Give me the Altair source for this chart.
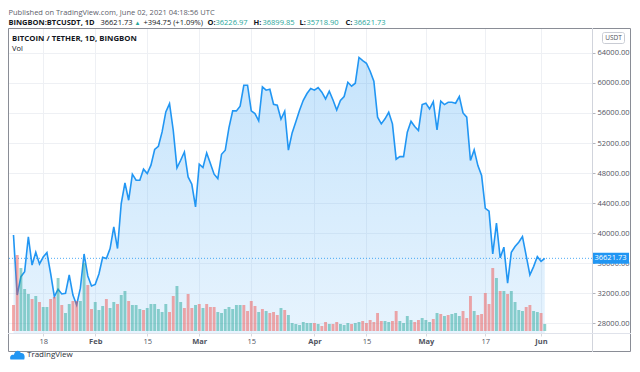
import altair as alt
import pandas as pd

# ---------------- data ----------------
dates = pd.date_range("2021-01-10", "2021-06-02", freq="D").strftime("%Y-%m-%d").tolist()
day = list(range(len(dates)))

close = [
    39730, 31730, 34180, 34840, 39500, 35730, 37420, 35870, 36800, 37380,
    34600, 31510, 32500, 31870, 31960, 34400, 31730, 30400, 32640, 37200,
    34270, 32930, 33150, 34530, 36750, 36600, 37930, 40800, 37930, 43930,
    46680, 44370, 47840, 47040, 47040, 48510, 47930, 49040, 51130, 51570,
    53480, 56150, 57260, 53700, 48680, 49700, 50800, 47480, 46500, 43480,
    49170, 48730, 50680, 49260, 47840, 47260, 50500, 51040, 54060, 56280,
    56280, 56900, 59700, 59700, 56280, 55920, 54950, 59480, 59040, 59170,
    57170, 57040, 55170, 56240, 51040, 53350, 54820, 56370, 57700, 58600,
    59260, 59040, 59400, 58770, 57880, 58900, 57740, 56410, 57660, 58190,
    60100, 59570, 59970, 63400, 62990, 62630, 61570, 60240, 55440, 54550,
    55220, 56100, 54550, 49840, 50190, 50190, 53440, 54900, 54190, 53660,
    57120, 57300, 56540, 57520, 53750, 57570, 57120, 57430, 57430, 57300,
    58190, 56010, 55440, 49660, 51080, 48990, 47660, 43300, 42900, 37220,
    41310, 36690, 38110, 33310, 37440, 38190, 38770, 39520, 36990, 34410,
    35520, 36860, 36226.97, 36621.73,
]

# volume, thousands (arbitrary units)
volume = [
    26, 76, 63, 42, 37, 32, 35, 29, 24, 24,
    32, 34, 53, 26, 18, 27, 30, 30, 30, 68,
    46, 22, 29, 21, 25, 32, 23, 29, 27, 36,
    40, 30, 26, 26, 22, 21, 23, 27, 27, 22,
    19, 27, 19, 35, 45, 29, 23, 37, 23, 26,
    27, 23, 27, 24, 24, 19, 18, 22, 24, 22,
    26, 26, 26, 20, 30, 25, 19, 22, 20, 18,
    19, 16, 23, 21, 16, 8, 7, 6, 9, 8,
    8, 8, 7, 5, 9, 7, 7, 9, 7, 6,
    8, 7, 8, 9, 10, 8, 11, 9, 18, 10,
    10, 9, 10, 20, 10, 8, 15, 11, 9, 11,
    13, 11, 9, 12, 18, 17, 15, 16, 17, 18,
    15, 20, 13, 35, 20, 16, 17, 38, 27, 63,
    53, 40, 40, 37, 40, 29, 21, 20, 24, 26,
    20, 19, 18, 7,
]

direction_codes = (
    "rrgggrgrgg" "rrgrggrrgg" "rrgggrggrg" "grgggrgggg"
    "ggrrggrrrg" "rgrrrggggg" "ggrrrrgrgr" "rrgrgggggg"
    "grgrrgrrgg" "grggrrrrrr" "ggrrggggrr" "gggrgrgrgg"
    "grrrgrrrrr" "grgrggggrr" "ggrg"
)
direction = ["up" if c == "g" else "down" for c in direction_codes]

price_ticks = [28000, 32000, 36000, 40000, 44000, 48000, 52000, 56000, 60000, 64000]
tick_days = [8, 22, 36, 50, 64, 81, 95, 111, 127, 142]
tick_labels = ["18", "Feb", "15", "Mar", "15", "Apr", "15", "May", "17", "Jun"]

last_close = close[-1]
day_open, day_high, day_low = 36226.97, 36899.85, 35718.90
change = 394.75
change_pct = 1.09

df = pd.DataFrame({"date": dates, "day": day, "close": close,
                   "volume": volume, "direction": direction})
one = pd.DataFrame({"a": [0]})

FONT = "Open Sans"
BLUE = "#2196f3"
TEAL = "#26a69a"
RED = "#ef5350"
DARK = "#131722"
GREY = "#50535e"
GRID = "#eef0f4"

W, H = 584, 305

x_scale = alt.Scale(domain=[-0.132, 154.37], nice=False, zero=False)
price_scale = alt.Scale(domain=[26666.67, 67333.33], nice=False, zero=False)

label_expr = " : ".join(f"datum.value == {d} ? '{l}'" for d, l in zip(tick_days, tick_labels)) + " : ''"
month_days = [d for d, l in zip(tick_days, tick_labels) if not l.isdigit()]
month_test = "indexof([" + ",".join(str(d) for d in month_days) + "], datum.value) >= 0"

x_axis = alt.Axis(
    values=tick_days, labelExpr=label_expr, title=None, domain=False,
    grid=True, gridColor=GRID, tickSize=3, tickColor="#d6d8de",
    labelPadding=1, labelFont=FONT, labelFontSize=7.5, labelColor=GREY,
    labelFontWeight={"condition": {"test": month_test, "value": "bold"}, "value": "normal"},
    labelFlush=False, labelOverlap=False,
)
y_axis = alt.Axis(
    orient="right", values=price_ticks, format=".2f", title=None, domain=False,
    grid=True, gridColor=GRID, tickSize=3, tickColor="#b2b5be",
    labelPadding=2, labelFont=FONT, labelFontSize=7.5, labelColor=GREY,
    labelFlush=False, labelOverlap=False,
)

base = alt.Chart(df)

area = base.mark_area(
    clip=True, opacity=1,
    color=alt.LinearGradient(
        gradient="linear",
        stops=[alt.GradientStop(color="#2196f3", offset=0),
               alt.GradientStop(color="#ffffff", offset=1)],
        x1=0, x2=0, y1=0, y2=1),
    fillOpacity=0.26,
).encode(
    x=alt.X("day:Q", scale=x_scale, axis=x_axis),
    y=alt.Y("close:Q", scale=price_scale, axis=y_axis),
    y2=alt.value(H),
)

line = base.mark_line(clip=True, color=BLUE, strokeWidth=1.6).encode(
    x=alt.X("day:Q", scale=x_scale, axis=x_axis),
    y=alt.Y("close:Q", scale=price_scale, axis=y_axis),
)

last_rule = alt.Chart(one).mark_rule(
    clip=True, color=BLUE, strokeDash=[1, 2], strokeWidth=1, opacity=0.8
).encode(y=alt.YDatum(datum=last_close, type="quantitative", axis=y_axis))

last_box = alt.Chart(one).mark_rect(color=BLUE, yOffset=-5.5, y2Offset=5.5).encode(
    x=alt.value(W), x2=alt.value(W + 37),
    y=alt.YDatum(datum=last_close, type="quantitative", axis=y_axis),
    y2=alt.Y2Datum(datum=last_close),
)
last_text = alt.Chart(one).mark_text(
    color="white", font=FONT, fontSize=7.5, align="center", baseline="middle"
).encode(
    x=alt.value(W + 18.5),
    y=alt.YDatum(datum=last_close, type="quantitative", axis=y_axis),
    text=alt.value(f"{last_close:.2f}"),
)

price_layer = alt.layer(area, last_rule, line, last_box, last_text)

vol = base.mark_bar(clip=True, size=2.9, opacity=0.5).encode(
    x=alt.X("day:Q", scale=x_scale, axis=x_axis),
    y=alt.Y("volume:Q", scale=alt.Scale(domain=[0, 303], range=[303, 0]), axis=None),
    color=alt.Color("direction:N", scale=alt.Scale(domain=["up", "down"], range=[TEAL, RED]), legend=None),
)


def txt(s, x, y, size=7.5, color=DARK, weight="normal", align="left"):
    return alt.Chart(one).mark_text(
        text=s, font=FONT, fontSize=size, color=color, fontWeight=weight,
        align=align, baseline="middle"
    ).encode(x=alt.value(x), y=alt.value(y))


def rule(x, x2, y, y2, color, width=1):
    return alt.Chart(one).mark_rule(color=color, strokeWidth=width).encode(
        x=alt.value(x), x2=alt.value(x2), y=alt.value(y), y2=alt.value(y2))


frame = alt.Chart(one).mark_rect(fillOpacity=0, stroke="#8a8d96", strokeWidth=1).encode(
    x=alt.value(0.5), x2=alt.value(622.5), y=alt.value(0.5), y2=alt.value(323.5))

sep_v = rule(W + 0.5, W + 0.5, 0, 324, "#d1d4dc")
sep_h = rule(0, 623, H + 0.5, H + 0.5, "#e0e3eb")

usdt_box = alt.Chart(one).mark_rect(
    fill="white", stroke="#c9ccd4", strokeWidth=1, cornerRadius=2
).encode(x=alt.value(594.5), x2=alt.value(616.5), y=alt.value(4.5), y2=alt.value(15.5))
usdt_text = txt("USDT", 605.5, 10, size=6.5, color=GREY, align="center")

hy1, hy2 = -15, -5.5
header = [
    txt("Published on TradingView.com, June 02, 2021 04:18:56 UTC", 0.5, hy1, color="#5d606b"),
    txt("BINGBON:BTCUSDT, 1D", 0.5, hy2, weight="bold"),
    txt(f"{last_close:.2f}", 92.5, hy2),
    txt("▲", 126.5, hy2, size=6, color=TEAL),
    txt(f"+{change:.2f} (+{change_pct:.2f}%)", 135.5, hy2),
    txt("O:", 199.5, hy2, weight="bold"),
    txt(f"{day_open:.2f}", 207.5, hy2, color=TEAL),
    txt("H:", 245.5, hy2, weight="bold"),
    txt(f"{day_high:.2f}", 254.5, hy2, color=TEAL),
    txt("L:", 291.5, hy2, weight="bold"),
    txt(f"{day_low:.2f}", 298.5, hy2, color=TEAL),
    txt("C:", 337.5, hy2, weight="bold"),
    txt(f"{last_close:.2f}", 345.5, hy2, color=TEAL),
]

title = txt("BITCOIN / TETHER, 1D, BINGBON", 4, 10.5, size=7.8, weight="bold")
vol_label = txt("Vol", 4, 21, size=7.5)

cloud = ("M -1 0.7 C -1.15 0.25 -0.85 -0.05 -0.5 0.05 C -0.4 -0.6 0.3 -0.75 0.45 -0.2 "
         "C 0.85 -0.3 1.15 0.15 0.95 0.7 Z")
logo_icon = alt.Chart(one).mark_point(
    shape=cloud, filled=True, color=BLUE, opacity=1, size=200
).encode(x=alt.value(9.5), y=alt.value(326.5))
logo_text = txt("TradingView", 19, 327, size=8, color="#2a2e39")

chart = alt.layer(
    price_layer, vol, frame, sep_v, sep_h, usdt_box, usdt_text,
    title, vol_label, logo_icon, logo_text, *header,
).resolve_scale(
    y="independent"
).properties(
    width=W, height=H,
    padding={"left": 0, "top": 20, "right": 39, "bottom": 27},
    autosize=alt.AutoSizeParams(type="none"),
).configure_view(
    stroke=None
).configure(
    background="white", font=FONT
)

chart.save("out.html", embed_options={"renderer": "svg", "actions": False})
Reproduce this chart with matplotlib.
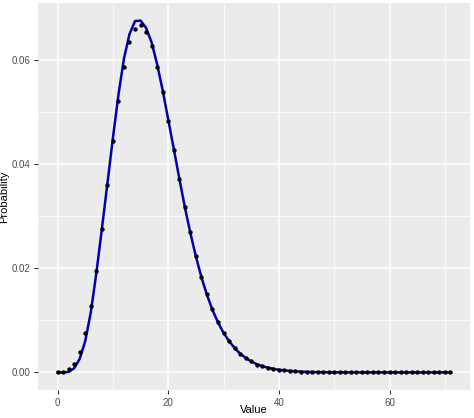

#### Short exercise
Repeat the records above exactly, from the first line through the line containing "day = list(range(len(dates)))", and leave out the pictures.

#### Finished task
Give me the Altair source for this chart.
import altair as alt
import pandas as pd

# ---------------- data ----------------
dates = pd.date_range("2021-01-10", "2021-06-02", freq="D").strftime("%Y-%m-%d").tolist()
day = list(range(len(dates)))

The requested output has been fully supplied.